Towing requires careful gear ratio selection to maintain power while controlling heat and wear. The optimal setup depends on:
- Vehicle weight and towing capacity
- Engine torque characteristics
- Typical towing speeds
- Terrain and elevation changes
- Transmission type (automatic vs manual)
Recommended Towing Gear Ratios:
| Vehicle Type | Engine Size | Recommended Final Drive | Ideal 1st Gear | Max Towing Capacity |
|---|---|---|---|---|
| Half-ton Pickup | V6 (3.5L-4.0L) | 3.73:1 – 4.10:1 | 4.0:1 – 4.5:1 | 8,000-10,000 lbs |
| Three-quarter-ton | V8 (5.0L-6.2L) | 4.10:1 – 4.30:1 | 4.5:1 – 5.0:1 | 12,000-15,000 lbs |
| One-ton Dually | V8 (6.0L+) or Diesel | 4.30:1 – 4.88:1 | 5.0:1 – 6.0:1 | 18,000-25,000 lbs |
| Diesel SUV | V6/V8 Turbo Diesel | 3.73:1 – 4.10:1 | 4.0:1 – 4.7:1 | 10,000-14,000 lbs |
| Medium Duty | V8 (6.0L+) or Diesel | 4.88:1 – 5.38:1 | 6.0:1 – 7.0:1 | 25,000-35,000 lbs |
Towing-Specific Considerations:
- Transmission Cooling: Ensure your transmission can handle the additional heat from towing
- Engine Braking: Proper gearing enhances engine braking when descending grades
- Power Band: Keep the engine in its peak torque range (typically 2000-3500 RPM for diesels)

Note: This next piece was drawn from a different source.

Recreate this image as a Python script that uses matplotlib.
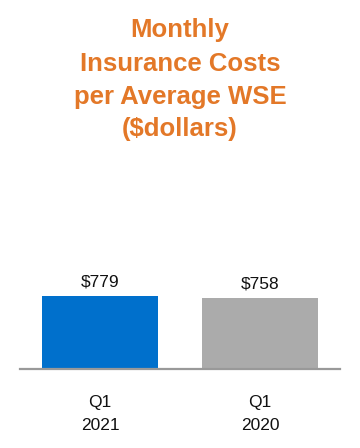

- Weight Distribution: Properly distributed load affects how gearing feels
- Auxiliary Braking: Consider exhaust or transmission brakes for heavy loads
For diesel engines, the “sweet spot” is typically around 2000 RPM where torque is maximized. Gasoline engines usually prefer slightly higher RPM (2500-3000) for towing.